As certain as the provenance of the miniature portrait is on the basis of the correspondences with the inventories of Praun's collection, the false attribution to Hans Hoffmann, which persisted so stubbornly into the 19th century despite the monogram "GG", is all the more astonishing. The reason probably lies in Hoffmann's greater degree of fame. Both Hoffmann and Gärtner are among the representatives of the so-called "Dürer Renaissance", which led to numerous copies and stylistic adoptions by Nuremberg artists in the late 16th century.
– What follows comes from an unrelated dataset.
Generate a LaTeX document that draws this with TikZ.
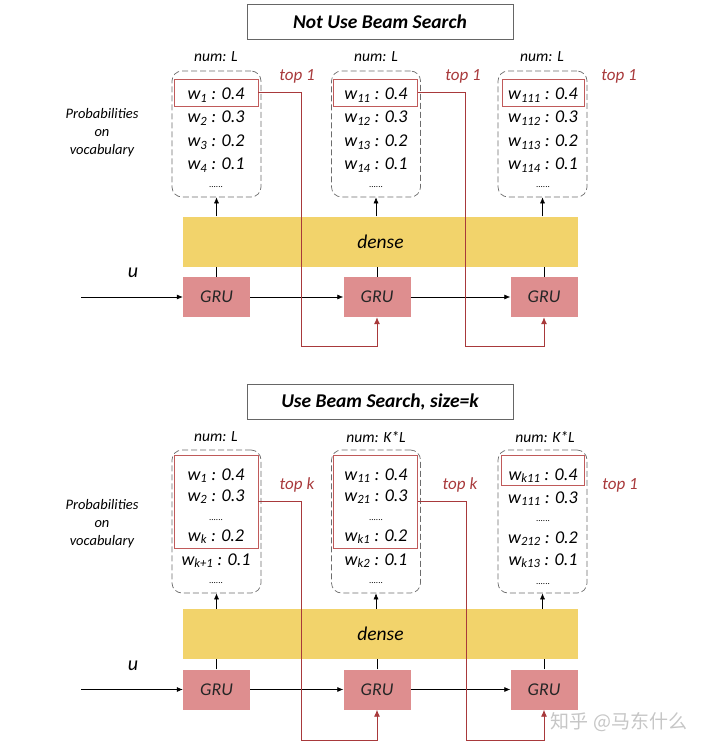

Unfortunately, it has not yet been possible to compile a numerically significant oeuvre of Georg Gärtner the Elder. There are only a few works that can be attributed to him with certainty or which are clearly signed. Others are confused with those of his son of the same name, with whom he is said to have shared a workshop. A further factor complicating the compilation of his oeuvre is the fact that both the father and the younger Gärtner often executed copies after Dürer or Pencz, for which there was a keen demand, but which are of little help in the development of an individual style. Two paintings of the Apostles after Georg Pencz, for example, also have the monogram GG and at the same time the Latinised signature "Giorgius Hortolanus". In view of this scant information, the discovery of this miniature portrait by Georg Gärtner, which is as finely painted as it is astonishingly well preserved, is particularly gratifying. The drawing is thought to date from around 1580/90, was created in Nuremberg and acquired by Paul Praun before he moved to Bologna. The model could have been an engraving by Joost Amman, who also depicted the master singer as an old man in an engraving in the 1570s.

Provenance

Paulus Praun II (1548-1516), Nuremberg. - Johann Friedrich Frauenholz (1758-1822), art dealer and collector in Nuremberg. - German private property.

Literature

Christoph Gottlieb von Murr, Beschreibung der vornehmsten Merkwürdigkeiten des H. R. Reichs freyen Stadt Nürnberg ..., Nuremberg 1778, p. 472. - Christoph Gottlieb von Murr, Description du Cabinet de Monsieur Paul de Praun à Nuremberg, Nuremberg 1797, p. 8, no. 56. - Katrin Achilles-Syndram, Die Kunstsammlung des Paulus Praun. Die Inventare von 1616 und 1719, Nuremberg 1994. - Rainer Stüwe, Dürer in der Kopie. Die Gemälde und Graphiken der Nürnberger Dürer-Kopisten des 16. und 17. Jahrhunderts, Textband, Heidelberg 1997, p. 209, no. A 1.c.